Correct! MySQL definitely does not support multiple auto-increment
fields. However, that is not what I'm talking about. I would just
like the primary key requirement removed from the AutoField. MySQL
definitely does not require that an auto-increment field be a primary
key. I've never used Postgres or Oracle, but I do not see any
indication that they require their sequence fields to be primary keys
either.

Let me shore up my use case a bit. In my application I cannot have
AutoField primary keys. My primary keys must be UUIDFields. This is
because my records are created in several satellite systems and then
later aggregated back to a central database. If I use AutoFields as
the primary key I would get key violations when the satellite tables
are aggregated into a single central table. This is because I would
have one record in every satellite system with id=1.

Andy

Alex Myodov

unread,
Mar 1, 2009, 11:05:37 AM3/1/09
to Django developers
> my records are created in several satellite systems

Ah, that is, the legacy database is involved. It makes the example
even more vivid - having a legacy primary key while still having the
convenience of a non-primary autofield.

I fully agree that we better should NOT add any backend-dependent
behaviour. This is not what the ticket suggests, in fact. The ticket
is about the unnecessary (in several legal cases) restriction, which
is not covered by the documentation yet (or at least was not, when the
ticket was raised) at all. So the idea is not to add any backend-
specificity - the idea is to remove an unnecessary (at least in some
backends) restriction instead, bringing the code back to the
documentation, and just refrain from specifying this behaviour.

NewSpire

unread,
Mar 1, 2009, 2:34:22 PM3/1/09
to Django developers
Now for some leg work.

The simple part is to remove the primary key assert in
AutoField.__init__.

The hard part is that django creates tables with multiple sql
statements. One for the table create and then one for each index.
MySQL requires that auto_increment fields must be indexed. Since
django does not include the indexes in the table create statement the
create fails with the following error.

(1075, 'Incorrect table definition; there can be only one auto column
and it must be defined as a key')

So for the MySQL backend the index creation would need to be moved to
the table create statement. I'll note that if the AutoField is
defined with unique=True the table create works. This is because the
index is created with the UNIQUE key on the field definition and not
in a separate CREATE INDEX statement.

Andy

Marty Alchin

unread,
Mar 2, 2009, 9:39:29 AM3/2/09
to django-d...@googlegroups.com
On Sat, Feb 28, 2009 at 11:27 PM, NewSpire <news...@gmail.com> wrote:
> First, this restriction is not there in the database.  Auto-increment
> fields do not have to be primary keys.  Imposing this restriction
> could cause a problem when trying to use legacy tables in a Django
> environment.  Is there a compelling reason for Django to impose this
> restriction?

Django is optimized for the common case. Sure, it may well be that
it's easy to accommodate uncommon cases as well, and when it's
reasonable, we should definitely do so, but the reason it hasn't been
up to this point is simply that not enough people need it. I highly
doubt any of the core developers were actively seeking to restrict
people from using non-primary-key auto-incrementing fields; Django was
simply written to address the vastly most common need.
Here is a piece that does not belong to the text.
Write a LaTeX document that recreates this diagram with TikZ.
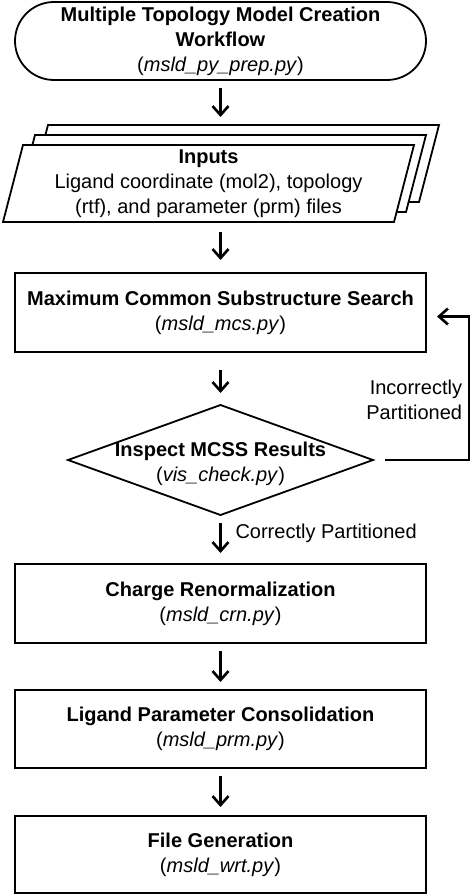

> Second, is the use case where the primary key is not an AutoField but
> the record insert order needs to be tracked.  For instance, if the
> primary key is a phone number or UUIDField it would be useful to also
> have an AutoField so that records can be sorted in the order they were
> inserted into the table.  This is a real world problem I am faced with
> right now.

Call me crazy, but why would an AutoField help you with that? Since
you later explain that the records are created in satellite systems,
then aggregated, wouldn't you still run into problems ordering by
something that's generated in isolation? It sounds like what you
really want is a DateTimeField(default=datetime.datetime.now). That
way, you get orderable fields that can be combined from any number of
sources without worrying about collisions. Plus, you get the added
bonus of having a real-world value that you can use for more than just
ordering.

Mind you, I'm not trying to say that a non-pk AutoField is a bad idea
in itself. I'm just not convinced that this use case is a very good
justification.

-Gul

Ian Kelly

unread,
Mar 2, 2009, 3:25:10 PM3/2/09
to django-d...@googlegroups.com
On Sun, Mar 1, 2009 at 8:25 AM, NewSpire <news...@gmail.com> wrote:
>
>> MySQL, if I recall correctly,
>> flat-out will not support this at all.
>
> Correct!  MySQL definitely does not support multiple auto-increment
> fields.  However, that is not what I'm talking about.  I would just
> like the primary key requirement removed from the AutoField.  MySQL
> definitely does not require that an auto-increment field be a primary
> key.  I've never used Postgres or Oracle, but I do not see any
> indication that they require their sequence fields to be primary keys
> either.

The limitation in Oracle is in the backend, not in the database. To
support an AutoField, we create a sequence and a trigger, the names of
which are derived from the name of the table. To support multiple
AutoFields, the names would have to be distinct -- most likely they
would be derived from a combination of the names of the table and the
column. But for backward compatibility, the backend needs to continue
to generate the same sequence name when the model has only one
AutoField. That's not impossible, but the refactoring necessary to
meet both of those goals is not trivial.

Regards,
Ian

NewSpire

unread,
Mar 3, 2009, 11:19:32 AM3/3/09
to Django developers
> Django is optimized for the common case. Sure, it may well be that
> it's easy to accommodate uncommon cases as well, and when it's
> reasonable, we should definitely do so, but the reason it hasn't been
> up to this point is simply that not enough people need it.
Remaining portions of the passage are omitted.